Each week, YSA’s EYH focuses on young people, ages 5-25, who are improving their communities through service to others and making significant progress in achieving the UN’s Sustainable Development Goals (SDGs). The second-year Mariano was chosen for founding the Ladders to Literacy initiative to help less fortunate Filipino children learn how to read and write.
In an assessment facilitated by the Organization for Economic Cooperation and Development to 15-year-olds in 2018, the Philippines ranked last in reading comprehension, with similarly low scores in sciences and math. Having read studies that suggested that both Filipino adults and children enjoyed storybooks, Mariano and his team initiated Ladders to Literacy.
The project’s goals are to help the youth identify the needs of their communities and create a book that advocates for the fulfillment of the 17 Sustainable Development Goals (SDGs).
According to the YSA website, not only has the program helped increase youth literacy rates, but it has also provided the youth with the invaluable opportunity to advocate for the implementation of the SDGs in their own way.

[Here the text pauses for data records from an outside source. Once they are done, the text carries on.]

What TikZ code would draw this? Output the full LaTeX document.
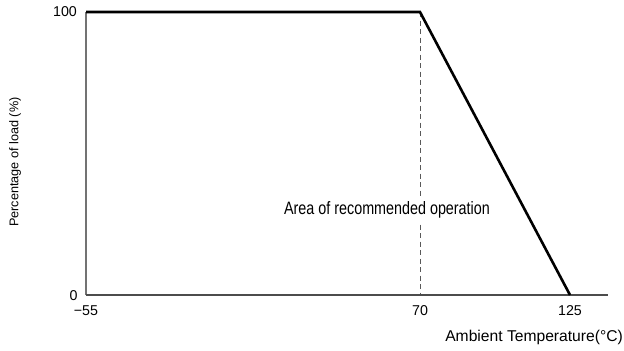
\documentclass[tikz,border=0pt]{standalone}
\usepackage{fontspec}
\setmainfont{Liberation Sans}
\newfontfamily\narrowfont[FakeStretch=0.8]{Liberation Sans}
\begin{document}
\begin{tikzpicture}[x=1bp,y=-1bp,
  lbl/.style={inner sep=0pt,font=\fontsize{14.3}{16}\selectfont},
  curve/.style={line width=2.6bp,black,line join=miter},
  yaxis/.style={line width=1.6bp,color=black!55},
  xaxis/.style={line width=1.4bp,color=black!70},
  guide/.style={line width=1bp,color=black!65,dash pattern=on 5bp off 3.5bp}]
\useasboundingbox (0,0) rectangle (624,350);
\coordinate (O) at (86,295);
\coordinate (Ytop) at (86,12);
\coordinate (K) at (420,12);
\coordinate (D) at (420,295);
\coordinate (E) at (570,295);
\coordinate (Xend) at (608,295);
\draw[guide] (K) -- (D);
\draw[yaxis] (O) -- (Ytop);
\draw[xaxis] (O) -- (Xend);
\draw[curve] (Ytop) -- (K) -- (E);
\node[lbl,fill=white,inner sep=2.5bp,font=\narrowfont\fontsize{18}{20}\selectfont] (area) at (387,210) {Area of recommended operation};
\node[lbl] (l100) at (65,12) {100};
\node[lbl] (l0) at (73.5,296) {0};
\node[lbl] (lm55) at (86,311) {−55};
\node[lbl] (l70) at (420,311) {70};
\node[lbl] (l125) at (570,311) {125};
\node[lbl,anchor=east,font=\fontsize{15.7}{18}\selectfont] (xlabel) at (623,337) {Ambient Temperature(°C)};
\node[lbl,rotate=90,font=\fontsize{12.7}{14}\selectfont] (ylabel) at (15,162) {Percentage of load (\%)};
\end{tikzpicture}
\end{document}
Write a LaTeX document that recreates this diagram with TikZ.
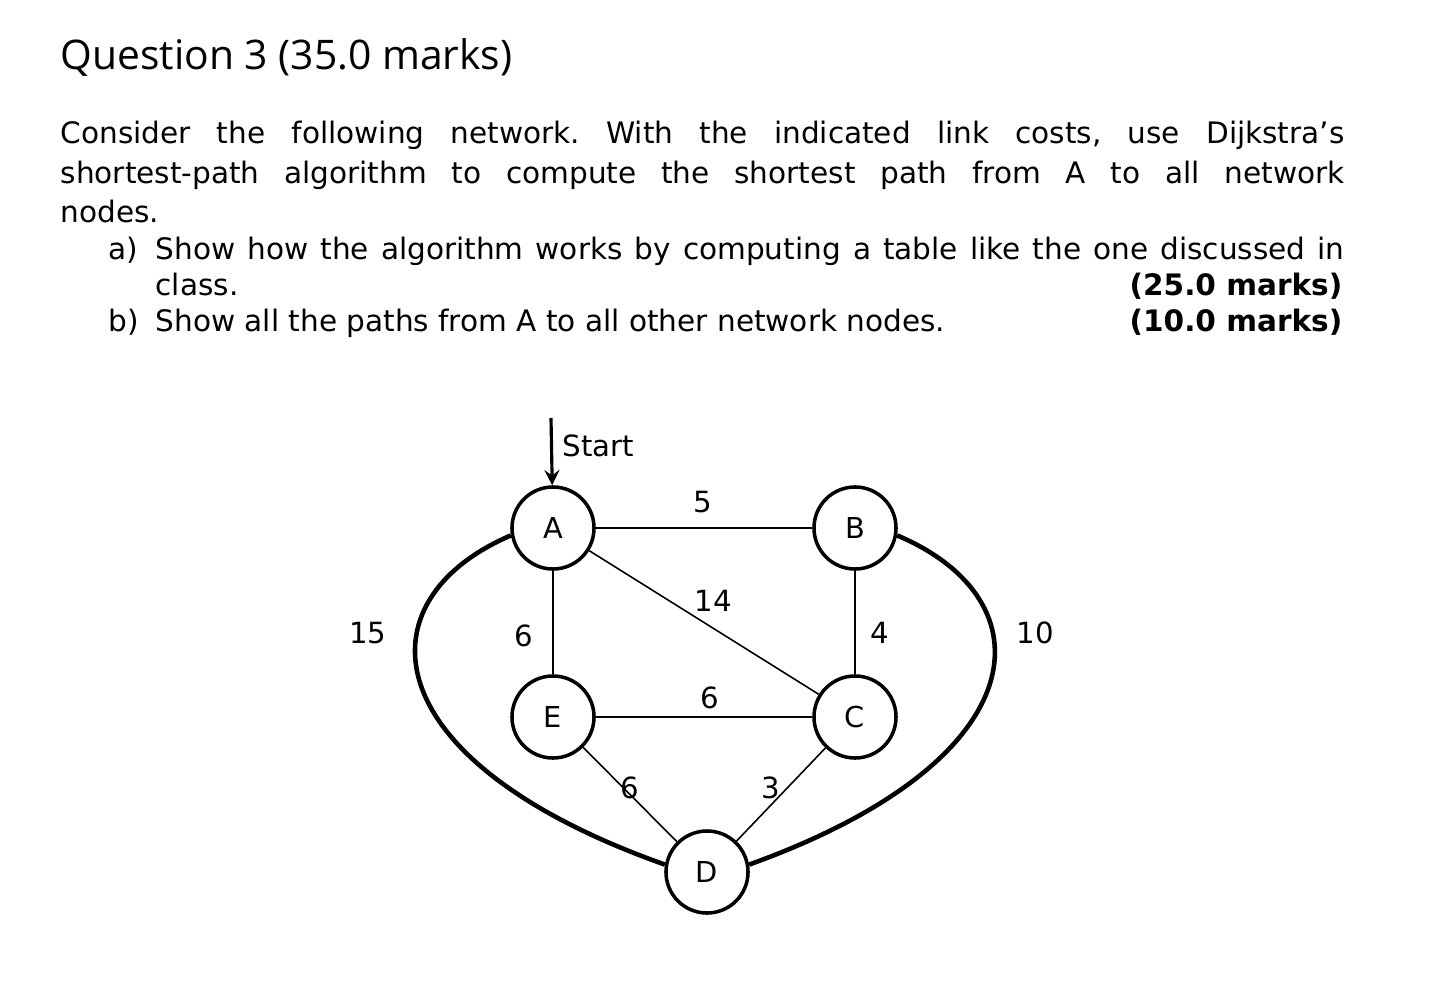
\documentclass[tikz,border=0pt]{standalone}
\usepackage{fontspec}
\setmainfont{DejaVu Sans}
\newfontfamily\titlefont{Open Sans}
\frenchspacing
\begin{document}
\begin{tikzpicture}[x=0.01cm,y=-0.01cm,
  body/.style={anchor=base west,inner sep=0pt,font=\fontsize{8.4pt}{9pt}\selectfont},
  bodyr/.style={anchor=base east,inner sep=0pt,font=\fontsize{8.4pt}{9pt}\selectfont\bfseries},
  vert/.style={circle,draw,line width=1pt,minimum size=0.82cm,inner sep=0pt,font=\fontsize{8.2pt}{9pt}\selectfont},
  lab/.style={inner sep=0pt,font=\fontsize{8.3pt}{9pt}\selectfont},
  edge/.style={line width=0.45pt},
  thickedge/.style={line width=1.3pt}]
\useasboundingbox (0,0) rectangle (1430,1000);
\node[anchor=base west,inner sep=0pt,font=\titlefont\fontsize{11.6pt}{12pt}\selectfont] (t) at (60,69) {Question 3 (35.0 marks)};
\node[body] (l1) at (60,143) {\makebox[12.83cm][s]{Consider the following network. With the indicated link costs, use Dijkstra’s}};
\node[body] (l2) at (60,183) {\makebox[12.83cm][s]{shortest-path algorithm to compute the shortest path from A to all network}};
\node[body] (l3) at (60,222) {nodes.};
\node[body] (a1) at (108,259) {a)};
\node[body] (a2) at (155,259) {\makebox[11.88cm][s]{Show how the algorithm works by computing a table like the one discussed in}};
\node[body] (a3) at (155,295) {class.};
\node[bodyr] (am) at (1343,295) {(25.0 marks)};
\node[body] (b1) at (108,331) {b)};
\node[body] (b2) at (155,331) {Show all the paths from A to all other network nodes.};
\node[bodyr] (bm) at (1343,331) {(10.0 marks)};

\node[vert] (A) at (553,528) {A};
\node[vert] (B) at (855,528) {B};
\node[vert] (E) at (553,717) {E};
\node[vert] (C) at (855,717) {C};
\node[vert] (D) at (707,872) {D};
\coordinate (S) at (551,418);
\draw[line width=0.9pt,-{stealth}] (S) -- (A);
\node[lab,anchor=west] (st) at (562,446) {Start};

\draw[edge] (A) -- (B);
\draw[edge] (A) -- (C);
\draw[edge] (A) -- (E);
\draw[edge] (B) -- (C);
\draw[edge] (E) -- (C);
\draw[edge] (E) -- (D);
\draw[edge] (C) -- (D);
\draw[thickedge] (A.190) .. controls (360,600) and (370,760) .. (D.170);
\draw[thickedge] (B.-10) .. controls (1050,600) and (1040,760) .. (D.10);

\node[lab] at (703,502) {5};
\node[lab] at (713,601) {14};
\node[lab] at (524,636) {6};
\node[lab] at (880,633) {4};
\node[lab] at (710,698) {6};
\node[lab] at (630,788) {6};
\node[lab] at (771,788) {3};
\node[lab] at (368,633) {15};
\node[lab] at (1035,633) {10};
\end{tikzpicture}
\end{document}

Ladders to Literacy is implemented through “a multi-sectoral approach as volunteers, parents, children, NGOs, and more collectively co-learn to solve existing problems at the local, regional, and national levels.”
As notable as the Ladders to Literacy program is, it is not Mariano’s first foray into community development. In 2016, at only 15 years old, Mariano founded Streets to Schools, a youth-run organization that empowers impoverished Out-of-School Children and Youth with opportunities to go to school, to work toward achieving the United Nation’s Sustainable Development Goals (SDGs).
Currently, the 19-year-old Mariano and his team are developing a children’s rights gaming app to help spread their group’s works in promoting literacy for children.